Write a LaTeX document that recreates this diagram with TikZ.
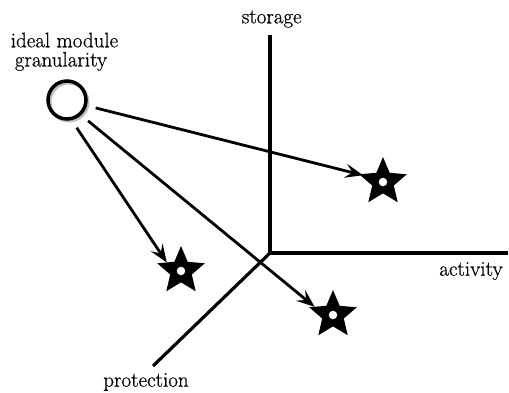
\documentclass[tikz,border=0pt]{standalone}
\usepackage{fontspec}
\usetikzlibrary{shapes.geometric,arrows.meta}
\newfontfamily\lblfont{Latin Modern Roman}[FakeBold=0.6]
\begin{document}
\begin{tikzpicture}[x=1pt,y=-1pt,
  lbl/.style={font=\lblfont\fontsize{21}{24}\selectfont, anchor=base, inner sep=0pt},
  axis/.style={line width=3.2pt, line join=miter},
  ray/.style={line width=2.8pt, -{Stealth[length=18pt,width=14pt,inset=7pt]}, shorten <=9pt},
  starmark/.style={star, star points=5, star point ratio=2.2, minimum size=50pt, inner sep=0pt, outer sep=0pt, fill=black},
  hole/.style={circle, fill=white, minimum size=8.5pt, inner sep=0pt},
  ring/.style={circle, draw, line width=3.5pt, minimum size=38pt, inner sep=0pt}]
\useasboundingbox (0,0) rectangle (509,392);

% the three axes
\coordinate (o) at (270,253);
\coordinate (ytop) at (270,35);
\coordinate (xend) at (508,253);
\coordinate (zend) at (153,366);
\draw[axis] (ytop) -- (o) -- (xend);
\draw[axis] (o) -- (zend);

% axis labels
\node[lbl] (storage) at (271.7,23.3) {storage};
\node[lbl] (activity) at (471,275.7) {activity};
\node[lbl] (protection) at (146,386.7) {protection};

% ideal granularity marker with its soft shadow
\node[ring, draw=gray!50, line width=3pt] (shadow) at (69,102) {};
\node[ring] (c) at (67,100) {};
\node[lbl] (l1) at (64.5,47.3) {ideal module};
\node[lbl] (l2) at (61,66.5) {granularity};

% actual module positions
\node[starmark] (s1) at (383,182) {};
\node[hole] (h1) at (s1.center) {};
\node[starmark] (s2) at (181,271) {};
\node[hole] (h2) at (s2.center) {};
\node[starmark] (s3) at (333,315) {};
\node[hole] (h3) at (s3.center) {};

% deviations from the ideal
\draw[ray, shorten >=-4pt] (c.-16) -- (s1.162);
\draw[ray] (c.-77) -- (s2.149);
\draw[ray] (c.-47) -- (s3.156);
\end{tikzpicture}
\end{document}
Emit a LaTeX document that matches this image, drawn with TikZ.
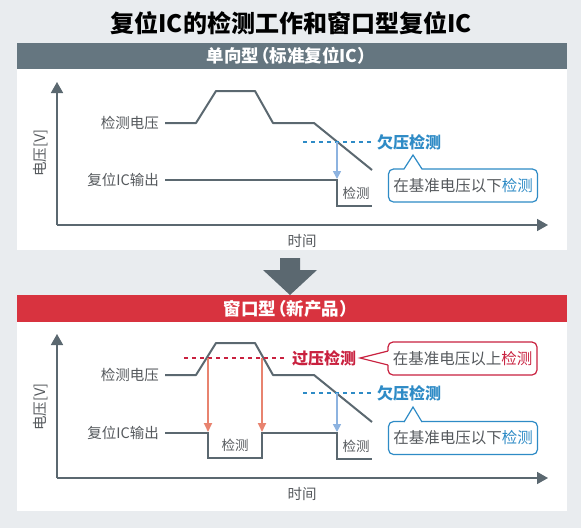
\documentclass[tikz,border=0pt]{standalone}
\usepackage{fontspec}
\setmainfont{Noto Sans CJK SC}
\usetikzlibrary{arrows.meta}
\definecolor{bg}{HTML}{E9ECEF}
\definecolor{hdgray}{HTML}{657680}
\definecolor{hdred}{HTML}{D8333F}
\definecolor{ln}{HTML}{5B6870}
\definecolor{txt}{HTML}{55595D}
\definecolor{bl}{HTML}{2E8BC6}
\definecolor{lbl}{HTML}{8DB3E0}
\definecolor{rd}{HTML}{C9213F}
\definecolor{sal}{HTML}{E8836F}
\newcommand{\lpar}{\hspace{-7pt}（}
\newcommand{\rpar}{）\hspace{-5pt}}
\tikzset{
  axis/.style={draw=ln, line width=1.6pt, -{Triangle[width=12pt,length=11pt]}},
  sig/.style={draw=ln, line width=2pt},
  lab/.style={text=txt, font=\fontsize{14.5}{16}\selectfont, inner sep=0pt},
  small/.style={text=txt, font=\fontsize{13.5}{15}\selectfont, inner sep=0pt},
  hdr/.style={text=white, font=\bfseries\fontsize{17.5}{19}\selectfont, inner sep=0pt},
  bdash/.style={draw=bl, line width=1.8pt, dash pattern=on 4pt off 4pt},
  rdash/.style={draw=rd, line width=1.8pt, dash pattern=on 4pt off 4pt},
  barrow/.style={draw=lbl, line width=1.6pt, -{Triangle[width=8pt,length=8pt]}},
  rarrow/.style={draw=sal, line width=1.8pt, -{Triangle[width=8pt,length=9pt]}},
  tag/.style={font=\bfseries\fontsize{16}{18}\selectfont, inner sep=0pt},
  cbox/.style={fill=white, line width=1.2pt, rounded corners=5pt, minimum width=149pt, minimum height=33pt, inner sep=0pt, text=txt, font=\fontsize{15.5}{17}\selectfont},
}
\begin{document}
\begin{tikzpicture}[x=1pt,y=-1pt]
\fill[bg] (0,0) rectangle (581,528);
\useasboundingbox (0,0) rectangle (581,528);
% title
\node[font=\bfseries\fontsize{24}{26}\selectfont, inner sep=0pt] (title) at (291,23) {复位IC的检测工作和窗口型复位IC};
% panel 1
\fill[white] (16.5,69) rectangle (566.5,250);
\fill[hdgray] (16.5,43) rectangle (566.5,69);
\node[hdr] (h1) at (291,56) {单向型\lpar 标准复位IC\rpar};
% arrow between
\fill[ln] (280,258) -- (300,258) -- (300,270) -- (317,270) -- (290,295) -- (263,270) -- (280,270) -- cycle;
% panel 2
\fill[white] (16.5,322) rectangle (566.5,511);
\fill[hdred] (16.5,295) rectangle (566.5,322);
\node[hdr] (h2) at (290,308.5) {窗口型\lpar 新产品\rpar};

% ---------- panel 1 chart
\coordinate (o1) at (57,225);
\coordinate (yt1) at (57,82);
\coordinate (xt1) at (548,225);
\draw[axis] (o1) -- (yt1);
\draw[axis] (o1) -- (xt1);
\node[lab, rotate=90] (yl1) at (41,153) {电压[V]};
\node[lab] (xl1) at (302,241) {时间};
\node[lab, anchor=east] (dv1) at (159,123) {检测电压};
\node[lab, anchor=east] (ro1) at (159,180) {复位IC输出};
\draw[sig, line join=round] (165,123) -- (196,123) -- (216,91) -- (255,91) -- (273,123) -- (314,123) -- (372,170);
\draw[sig] (165,180) -- (337,180) -- (337,206) -- (372,206);
\draw[bdash] (303,142) -- (371,142);
\node[tag, text=bl, anchor=west] (uv1) at (377,142) {欠压检测};
\draw[barrow] (337,142) -- (337,179);
\node[small] (d1) at (356,193) {检测};
\node[cbox, draw=bl] (cb1) at (463,185.5) {在基准电压以下\textcolor{bl}{检测}};
\fill[white] (404,170.2) -- (413,155) -- (422,170.2) -- cycle;
\draw[bl, line width=1.2pt, line join=miter] (404,169) -- (413,155) -- (422,169);

% ---------- panel 2 chart
\coordinate (o2) at (57,478);
\coordinate (yt2) at (57,334);
\coordinate (xt2) at (548,478);
\draw[axis] (o2) -- (yt2);
\draw[axis] (o2) -- (xt2);
\node[lab, rotate=90] (yl2) at (41,407) {电压[V]};
\node[lab] (xl2) at (302,494) {时间};
\node[lab, anchor=east] (dv2) at (159,375) {检测电压};
\node[lab, anchor=east] (ro2) at (159,433) {复位IC输出};
\draw[sig, line join=round] (165,375) -- (196,375) -- (216,343) -- (255,343) -- (273,375) -- (314,375) -- (372,422);
\draw[sig] (165,433) -- (208,433) -- (208,458) -- (262,458) -- (262,433) -- (337,433) -- (337,459) -- (372,459);
% overvoltage
\draw[rdash] (184,358) -- (287,358);
\node[tag, text=rd, anchor=west] (ov) at (292,358) {过压检测};
\draw[rarrow] (208,358) -- (208,432);
\draw[rarrow] (262,358) -- (262,432);
\node[small] (d2) at (235,445) {检测};
\node[cbox, draw=rd] (cb2) at (462.5,358.5) {在基准电压以上\textcolor{rd}{检测}};
\fill[white] (389.2,351) -- (360,358) -- (389.2,365) -- cycle;
\draw[rd, line width=1.2pt, line join=miter] (388,351) -- (360,358) -- (388,365);
% undervoltage
\draw[bdash] (303,393) -- (371,393);
\node[tag, text=bl, anchor=west] (uv2) at (377,393) {欠压检测};
\draw[barrow] (337,393) -- (337,432);
\node[small] (d3) at (356,446) {检测};
\node[cbox, draw=bl] (cb3) at (463,438) {在基准电压以下\textcolor{bl}{检测}};
\fill[white] (404,423.2) -- (413,407) -- (422,423.2) -- cycle;
\draw[bl, line width=1.2pt, line join=miter] (404,422) -- (413,407) -- (422,422);
\end{tikzpicture}
\end{document}
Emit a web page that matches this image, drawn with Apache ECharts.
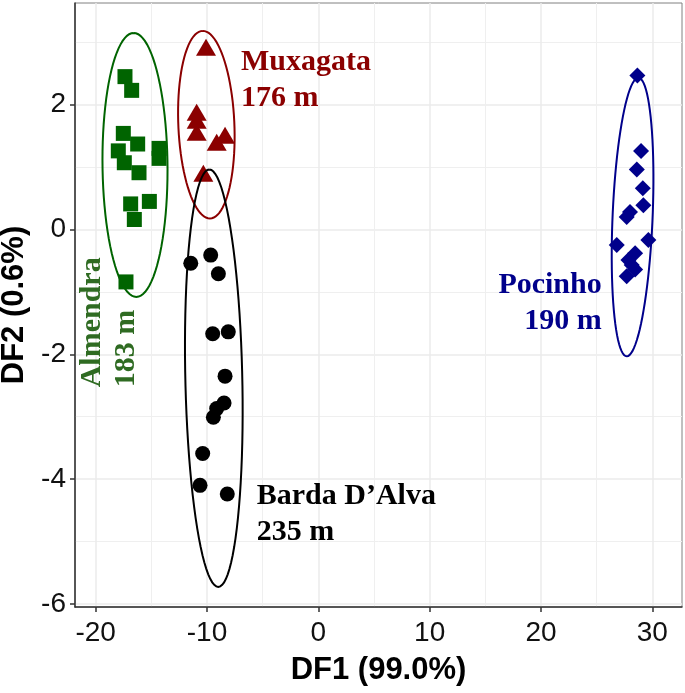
<html lang="en">

<head>
    <meta charset="UTF-8">
    <title>DF1 vs DF2</title>
    <script src="https://cdn.jsdelivr.net/npm/echarts@6.0.0/dist/echarts.min.js"></script>
    <style>
        body { margin: 0; background: #fff; }
    </style>
</head>

<body>
    <div id="main" style="width: 685px;height: 693px"></div>
    <script type="text/javascript">
        // points
        var almendraX = [-17.37, -16.77, -17.52, -16.23, -17.97, -14.31, -14.31, -17.43, -16.11, -16.86, -15.18, -16.53, -17.28];
        var almendraY = [2.45, 2.23, 1.54, 1.37, 1.26, 1.30, 1.14, 1.07, 0.91, 0.41, 0.45, 0.16, -0.84];
        var muxagataX = [-10.09, -10.93, -10.93, -10.93, -8.38, -9.13, -10.33];
        var muxagataY = [2.92, 1.88, 1.75, 1.56, 1.51, 1.40, 0.90];
        var bardaX = [-11.46, -9.67, -8.98, -9.49, -8.09, -8.38, -8.47, -9.13, -9.43, -10.39, -10.63, -8.18];
        var bardaY = [-0.54, -0.41, -0.71, -1.67, -1.64, -2.35, -2.78, -2.87, -3.01, -3.59, -4.10, -4.24];
        var pocinhoX = [28.66, 28.99, 28.61, 29.15, 29.20, 28.00, 27.70, 26.81, 29.65, 28.46, 27.86, 28.46, 27.70, 28.15];
        var pocinhoY = [2.47, 1.26, 0.96, 0.66, 0.39, 0.28, 0.20, -0.25, -0.17, -0.38, -0.49, -0.64, -0.75, -0.57];

        // ellipses: centre, half-axis u (dx, dy) and half-axis v (dx)
        var ellipseCx = [-16.47, -10.06, -9.39, 28.23];
        var ellipseCy = [1.035, 1.68, -2.383, 0.20];
        var ellipseUx = [-0.12, -0.32, -0.40, 0.52];
        var ellipseUy = [2.115, 1.503, 3.345, 2.232];
        var ellipseVx = [2.92, 2.52, 2.56, 1.80];

        var groupColors = ['#006400', '#8b0000', '#000000', '#00008b'];
        var labelColors = ['#2f6b22', '#8b0000', '#000000', '#00008b'];

        // ticks
        var xTicks = [-20, -10, 0, 10, 20, 30];
        var xMinor = [-15, -5, 5, 15, 25];
        var yTicks = [-6, -4, -2, 0, 2];
        var yMinor = [-5, -3, -1, 1, 3];

        // site labels
        var labelText = ['Almendra\n183 m', 'Muxagata\n176 m', 'Barda D\u2019Alva\n235 m', 'Pocinho\n190 m'];
        var labelX = [-21.84, -6.95, -5.53, 25.46];
        var labelY = [-2.53, 2.97, -3.99, -0.60];

        var xMin = -21.86, xMax = 32.67, yMin = -6.05, yMax = 3.63;

        function pts(xs, ys) {
            return xs.map(function (x, i) { return [x, ys[i]]; });
        }

        var myChart = echarts.init(document.getElementById('main'));

        var axisFont = { fontFamily: 'Liberation Sans, Arial', fontSize: 28, color: '#111' };
        var nameFont = { fontFamily: 'Liberation Sans, Arial', fontSize: 31, fontWeight: 'bold', color: '#000' };

        var option = {
            animation: false,
            grid: {
                left: 75, right: 3, top: 3, bottom: 86,
                containLabel: false, outerBoundsMode: 'none',
                show: true, borderColor: '#808080', borderWidth: 1
            },
            xAxis: [{
                type: 'value', min: xMin, max: xMax,
                name: 'DF1 (99.0%)', nameLocation: 'middle', nameGap: 48,
                nameTextStyle: nameFont,
                axisLine: { onZero: false, lineStyle: { color: '#333', width: 1.5 } },
                axisTick: { customValues: xTicks, length: 5, lineStyle: { color: '#333', width: 1.5 } },
                axisLabel: Object.assign({ customValues: xTicks, margin: 12 }, axisFont),
                splitLine: { show: true, lineStyle: { color: '#ebebeb', width: 1.5 } }
            }, {
                type: 'value', min: xMin, max: xMax, position: 'bottom',
                axisLine: { show: false },
                axisTick: { show: false, customValues: xMinor },
                axisLabel: { show: false, customValues: xMinor },
                splitLine: { show: true, lineStyle: { color: '#efefef', width: 1 } }
            }],
            yAxis: [{
                type: 'value', min: yMin, max: yMax,
                name: 'DF2 (0.6%)', nameLocation: 'middle', nameGap: 44,
                nameTextStyle: nameFont,
                axisLine: { onZero: false, lineStyle: { color: '#333', width: 1.5 } },
                axisTick: { customValues: yTicks, length: 5, lineStyle: { color: '#333', width: 1.5 } },
                axisLabel: Object.assign({ customValues: yTicks, margin: 9 }, axisFont),
                splitLine: { show: true, lineStyle: { color: '#ebebeb', width: 1.5 } }
            }, {
                type: 'value', min: yMin, max: yMax, position: 'left',
                axisLine: { show: false },
                axisTick: { show: false, customValues: yMinor },
                axisLabel: { show: false, customValues: yMinor },
                splitLine: { show: true, lineStyle: { color: '#efefef', width: 1 } }
            }],
            series: [
                {
                    name: 'Almendra', type: 'scatter', symbol: 'rect', symbolSize: 15,
                    itemStyle: { color: groupColors[0], opacity: 1 }, data: pts(almendraX, almendraY), z: 3
                },
                {
                    name: 'Muxagata', type: 'scatter', symbol: 'triangle', symbolSize: [20, 17],
                    itemStyle: { color: groupColors[1], opacity: 1 }, data: pts(muxagataX, muxagataY), z: 3
                },
                {
                    name: 'Barda D\u2019Alva', type: 'scatter', symbol: 'circle', symbolSize: 15,
                    itemStyle: { color: groupColors[2], opacity: 1 }, data: pts(bardaX, bardaY), z: 3
                },
                {
                    name: 'Pocinho', type: 'scatter', symbol: 'diamond', symbolSize: 16,
                    itemStyle: { color: groupColors[3], opacity: 1 }, data: pts(pocinhoX, pocinhoY), z: 3
                },
                {
                    type: 'custom', z: 4, silent: true,
                    data: ellipseCx.map(function (c, i) { return [c, ellipseCy[i], ellipseUx[i], ellipseUy[i], ellipseVx[i], i]; }),
                    renderItem: function (params, api) {
                        var cx = api.value(0), cy = api.value(1);
                        var ux = api.value(2), uy = api.value(3), vx = api.value(4);
                        var ring = [];
                        for (var k = 0; k <= 90; k++) {
                            var t = Math.PI * 2 * k / 90;
                            ring.push(api.coord([cx + Math.cos(t) * ux + Math.sin(t) * vx, cy + Math.cos(t) * uy]));
                        }
                        return {
                            type: 'polyline',
                            shape: { points: ring },
                            style: { fill: null, stroke: groupColors[api.value(5)], lineWidth: 2 }
                        };
                    }
                },
                {
                    type: 'scatter', symbolSize: 0, silent: true, z: 5,
                    itemStyle: { opacity: 1 },
                    data: labelText.map(function (t, i) {
                        return {
                            value: [labelX[i], labelY[i]],
                            label: {
                                formatter: t,
                                color: labelColors[i],
                                align: i === 3 ? 'right' : 'left',
                                rotate: i === 0 ? 90 : 0,
                                lineHeight: i === 0 ? 34 : 36
                            }
                        };
                    }),
                    label: {
                        show: true, position: [0, 0], verticalAlign: 'top', opacity: 1,
                        fontFamily: 'Liberation Serif, Times New Roman', fontWeight: 'bold', fontSize: 30
                    }
                }
            ]
        };
        myChart.setOption(option);
    </script>
</body>

</html>
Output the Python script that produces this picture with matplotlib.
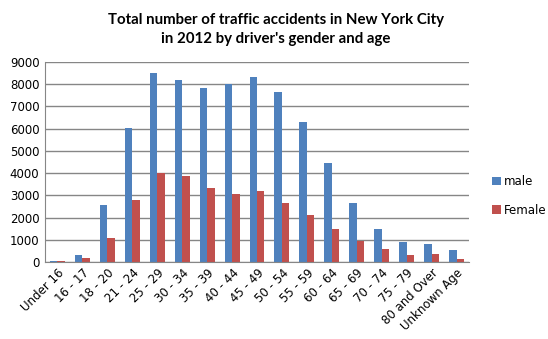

-------

*WHAT THE EXERCISE ASKS*:
Repeat exactly and only the lines from the start of the data above through the line that holds "(0,0) rectangle (509,392);", inclusive. Pictures do not belong in the copy.

*REPLY*:
Write a LaTeX document that recreates this diagram with TikZ.
\documentclass[tikz,border=0pt]{standalone}
\usepackage{fontspec}
\usetikzlibrary{shapes.geometric,arrows.meta}
\newfontfamily\lblfont{Latin Modern Roman}[FakeBold=0.6]
\begin{document}
\begin{tikzpicture}[x=1pt,y=-1pt,
  lbl/.style={font=\lblfont\fontsize{21}{24}\selectfont, anchor=base, inner sep=0pt},
  axis/.style={line width=3.2pt, line join=miter},
  ray/.style={line width=2.8pt, -{Stealth[length=18pt,width=14pt,inset=7pt]}, shorten <=9pt},
  starmark/.style={star, star points=5, star point ratio=2.2, minimum size=50pt, inner sep=0pt, outer sep=0pt, fill=black},
  hole/.style={circle, fill=white, minimum size=8.5pt, inner sep=0pt},
  ring/.style={circle, draw, line width=3.5pt, minimum size=38pt, inner sep=0pt}]
\useasboundingbox (0,0) rectangle (509,392);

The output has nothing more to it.